Grange en bauge, Braine-le-Comte, fin XVIIIème siècle

Grange en bauge, Braine-le-Comte, fin XVIIIème siècle© Anaïs Pereira

Photographie en vue extérieure de la façade et du pignon d’une grange dont les murs sont en bauge. Il est possible de distinguer les différents paquets de terre caractéristiques de cette technique. Le soubassement est en pierre

La bauge a pour inconvénient l’apparition de fissures lors du séchage en cas de proportion terre/fibre non optimale.

De nos jours, la bauge se met en œuvre de manière traditionnelle essentiellement, néanmoins quelques techniques se développent à partir de blocs de terre préfabriqués en atelier et une technique dite « terre projetée » (technique semblable au béton projeté).

Adobe

L’adobe est une brique de terre non cuite. Elle contient peu de cailloux et de graviers, et une proportion de sable suffisante pour éviter la fissuration lors de la mise en œuvre (ou comme pour la bauge, des ajouts de fibres végétales). La technique de l’adobe consiste à fabriquer des briques prismatiques mises en œuvre à l’état plastique tassé :

  • moulage de la terre à l’état plastique (moule en bois ou en métal) ;
  • tassage à la main afin de chasser l’air ;
  • séchage des briques à l’air libre, au soleil (la vitesse de séchage dépend des conditions environnementales : température, humidité de l’air etc.) ;
  • stockage des briques puis maçonnage avec un mortier de terre collant.

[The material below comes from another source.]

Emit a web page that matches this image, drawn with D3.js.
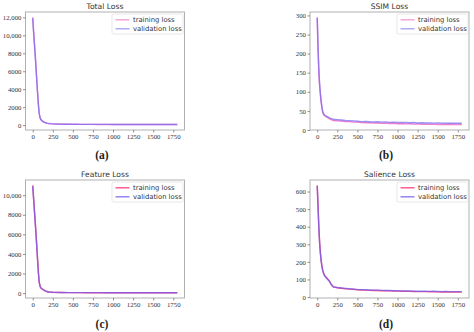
<!DOCTYPE html>
<html>
<head>
<meta charset="utf-8">
<script src="https://cdn.jsdelivr.net/npm/d3@7"></script>
<style>
  html, body { margin: 0; padding: 0; background: #fff; }
  svg { display: block; }
</style>
</head>
<body>
<svg id="chart" width="474" height="332"></svg>
<script>
// ---------------- DATA ----------------
const epochs = [0,10,20,30,40,50,60,70,80,90,100,125,150,175,200,250,300,350,400,450,500,550,600,650,700,750,800,850,900,950,1000,1050,1100,1150,1200,1250,1300,1350,1400,1450,1500,1550,1600,1650,1700,1750,1800];

const totalTrain = [12000,10600,9300,8000,6600,5100,3700,2400,1400,900,650,420,300,220,170,130,110,100,95,90,85,82,80,78,76,75,73,72,71,70,69,68,67,66,66,65,64,64,63,63,62,62,61,61,60,60,60];
const totalVal   = [11900,10400,9100,7900,6500,5000,3600,2300,1300,850,620,400,290,215,168,132,114,104,98,93,89,86,84,82,80,79,78,77,76,75,74,74,73,72,72,71,71,70,70,69,69,69,68,68,68,67,67];

const ssimTrain = [295,210,150,115,90,70,55,45,40,38,36,33,30,27,25,24,23.5,22,22,21,20.5,19.5,19,19.5,18,18.5,17.5,18,17,17.5,16.5,17,16,16.5,15.5,16,15,15.5,15,15.5,14.5,15,14.5,15,14.5,14,14.5];
const ssimVal   = [293,220,160,120,95,75,58,48,43,40,38,35,32,30,28,27,26,25,24.5,24,23,22,22.5,21.5,21,21.5,20.5,21,20,20.5,19.5,20,19.5,19,19.5,18.5,19,18.5,18.5,18,18.5,18,17.5,18,17.5,18,17.5];

const featTrain = [11000,9800,8600,7400,6200,4900,3500,2200,1200,750,550,380,250,160,110,80,65,58,53,50,47,45,44,43,42,41,40,40,39,39,38,38,37,37,37,36,36,36,35,35,35,35,35,34,34,34,34];
const featVal   = [10900,9700,8500,7300,6100,4800,3400,2100,1150,720,530,370,245,158,112,84,70,62,57,54,51,49,48,47,46,45,44,44,43,43,42,42,41,41,41,40,40,40,39,39,39,39,38,38,38,38,38];

const salTrain = [635,520,400,310,250,205,170,150,135,125,118,105,92,72,58,53,50,47,45,44,41,40,39,38,37.5,37,36,35.5,35,34,33.5,33,32.5,32,31.5,31,31,30.5,30,30.5,29.5,29,29.5,29,28.5,29,29];
const salVal   = [630,515,395,305,245,200,168,148,133,123,116,103,90,71,58,54,51,49,47,45,43,42,41,40,39,39.5,38,37.5,37,36,35.5,35,34.5,34,33.5,33,33,32.5,32,32.5,31.5,31,31.5,31,30.5,31,31];

const xTicks = [0,250,500,750,1000,1250,1500,1750];
const totalYTicks = [0,2000,4000,6000,8000,10000,12000];
const totalYLabels = ["0","2000","4000","6000","8000","10,000","12,000"];
const ssimYTicks = [0,50,100,150,200,250,300];
const ssimYLabels = ["0","50","100","150","200","250","300"];
const featYTicks = [0,2000,4000,6000,8000,10000];
const featYLabels = ["0","2000","4000","6000","8000","10,000"];
const salYTicks = [0,100,200,300,400,500,600];
const salYLabels = ["0","100","200","300","400","500","600"];

const titles = ["Total Loss","SSIM Loss","Feature Loss","Salience Loss"];
const panelLabels = ["(a)","(b)","(c)","(d)"];
const seriesNames = ["training loss","validation loss"];

// ---------------- LAYOUT ----------------
const panels = [
  {title: titles[0], label: panelLabels[0], train: totalTrain, val: totalVal, yTicks: totalYTicks, yLabels: totalYLabels,
   box: {x0: 25.5, x1: 184.5, y0: 12, y1: 130}, yDomain: [-547, 12600], labelX: 102, labelY: 159,
   legend: {x: 112, y: 14, w: 71, h: 20}, trainColor: "#f06ac8", valColor: "#7b6cf0", legTrain: "#f3a0d9", legVal: "#a8a6f2"},
  {title: titles[1], label: panelLabels[1], train: ssimTrain, val: ssimVal, yTicks: ssimYTicks, yLabels: ssimYLabels,
   box: {x0: 310, x1: 469, y0: 12, y1: 130}, yDomain: [0, 309], labelX: 386, labelY: 159,
   legend: {x: 397, y: 14, w: 71, h: 20}, trainColor: "#f06ac8", valColor: "#7b6cf0", legTrain: "#f3a0d9", legVal: "#a8a6f2"},
  {title: titles[2], label: panelLabels[2], train: featTrain, val: featVal, yTicks: featYTicks, yLabels: featYLabels,
   box: {x0: 25.5, x1: 184.5, y0: 180, y1: 298}, yDomain: [-500, 11550], labelX: 102, labelY: 328,
   legend: {x: 112, y: 182, w: 71, h: 20}, trainColor: "#ff2f6e", valColor: "#6e5cf0", legTrain: "#ff4f86", legVal: "#8c7cf2"},
  {title: titles[3], label: panelLabels[3], train: salTrain, val: salVal, yTicks: salYTicks, yLabels: salYLabels,
   box: {x0: 310, x1: 469, y0: 180, y1: 298}, yDomain: [-5.5, 665.5], labelX: 386, labelY: 328,
   legend: {x: 397, y: 182, w: 71, h: 20}, trainColor: "#ff2f6e", valColor: "#6e5cf0", legTrain: "#ff4f86", legVal: "#8c7cf2"}
];

const svg = d3.select("#chart");
const serif = "'Liberation Serif','Times New Roman',serif";
const sans = "'DejaVu Sans','Liberation Sans',sans-serif";

panels.forEach(p => {
  const b = p.box;
  const x = d3.scaleLinear().domain([-90, 1890]).range([b.x0, b.x1]);
  const y = d3.scaleLinear().domain(p.yDomain).range([b.y1, b.y0]);
  const g = svg.append("g");

  const clipId = "clip" + p.label.replace(/[()]/g, "");
  svg.append("clipPath").attr("id", clipId).append("rect")
    .attr("x", b.x0).attr("y", b.y0).attr("width", b.x1 - b.x0).attr("height", b.y1 - b.y0);

  const line = d3.line().x((d, i) => x(epochs[i])).y(d => y(d));
  const lg = g.append("g").attr("clip-path", `url(#${clipId})`);
  lg.append("path").datum(p.train).attr("d", line)
    .attr("fill", "none").attr("stroke", p.trainColor).attr("stroke-width", 1.4).attr("stroke-opacity", 0.85);
  lg.append("path").datum(p.val).attr("d", line)
    .attr("fill", "none").attr("stroke", p.valColor).attr("stroke-width", 1.4).attr("stroke-opacity", 0.75);

  g.append("rect").attr("x", b.x0).attr("y", b.y0).attr("width", b.x1 - b.x0).attr("height", b.y1 - b.y0)
    .attr("fill", "none").attr("stroke", "#a8a8a8").attr("stroke-width", 0.9);

  const xa = g.append("g").attr("transform", `translate(0,${b.y1})`)
    .call(d3.axisBottom(x).tickValues(xTicks).tickSize(2.5).tickPadding(1.5).tickFormat(d3.format("d")));
  xa.attr("font-family", serif);
  xa.select(".domain").remove();
  xa.selectAll("line").attr("stroke", "#666").attr("stroke-width", 0.7);
  xa.selectAll("text").style("font-family", serif).style("font-size", "6.8px").attr("fill", "#333");

  const ya = g.append("g").attr("transform", `translate(${b.x0},0)`)
    .call(d3.axisLeft(y).tickValues(p.yTicks).tickSize(2.5).tickPadding(1.5).tickFormat((d, i) => p.yLabels[i]));
  ya.attr("font-family", serif);
  ya.select(".domain").remove();
  ya.selectAll("line").attr("stroke", "#666").attr("stroke-width", 0.7);
  ya.selectAll("text").style("font-family", serif).style("font-size", "6.8px").attr("fill", "#333");

  g.append("text").attr("x", (b.x0 + b.x1) / 2).attr("y", b.y0 - 3)
    .attr("text-anchor", "middle").style("font-family", sans).style("font-size", "7.6px").attr("fill", "#333")
    .text(p.title);

  const L = p.legend;
  const lgd = g.append("g");
  lgd.append("rect").attr("x", L.x).attr("y", L.y).attr("width", L.w).attr("height", L.h).attr("rx", 1.5)
    .attr("fill", "#fff").attr("fill-opacity", 0.8).attr("stroke", "#dcdcdc").attr("stroke-width", 0.7);
  [p.legTrain, p.legVal].forEach((c, i) => {
    const yy = L.y + 5.8 + i * 9;
    lgd.append("line").attr("x1", L.x + 3.5).attr("x2", L.x + 17.5).attr("y1", yy).attr("y2", yy)
      .attr("stroke", c).attr("stroke-width", 1.4);
    lgd.append("text").attr("x", L.x + 21).attr("y", yy).attr("dy", "0.35em")
      .style("font-family", sans).style("font-size", "6.8px").attr("fill", "#333").text(seriesNames[i]);
  });

  g.append("text").attr("x", p.labelX).attr("y", p.labelY).attr("text-anchor", "middle")
    .style("font-family", serif).style("font-weight", "bold").style("font-size", "11.5px").attr("fill", "#222")
    .text(p.label);
});
</script>
</body>
</html>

Adobes fabriquées lors d’un évènement à Tour et Taxi en 2002, Bruxelles

Adobes fabriquées lors d’un évènement à Tour et Taxi en 2002, Bruxelles© S. Bronchart

Photographie en vue extérieure de la fabrication de briques d’adobe. Les briques moulées sèchent au sol. Un moule est visible

    Il s’agit de la technique de construction en terre la plus rapide et la plus économique : sa vitesse d’exécution peut être comparée à celle des matériaux industriels et très peu d’outillage est nécessaire pour fabriquer les briques : seul le moule est indispensable.

    Remise, Wasseiges, Acosse. Adobes

    Remise, Wasseiges, Acosse. Adobes© Gérard Bavay
    Remise, Wasseiges, Acosse. Adobes© Gérard Bavay

    Photographie en vue extérieure du mur extérieur en adobe à l’arrière d’une remise. Les briques moulées (adobes) sont visibles.

    L’adobe peut être utilisée pour la construction de murs porteurs en complément avec d’autres techniques telles que le pisé.

    De nos jours, la technique de l’adobe s’est adaptée à la production a plus grande échelle. On trouve notamment sur le marché aujourd’hui des matériaux prêts à l’emploi : les Briques de Terre Comprimée (BTC), le Bloc de Terre Moulé (BTM) et le Bloc de Terre Extrudé (BTE). Ces techniques sont développées ci-dessous.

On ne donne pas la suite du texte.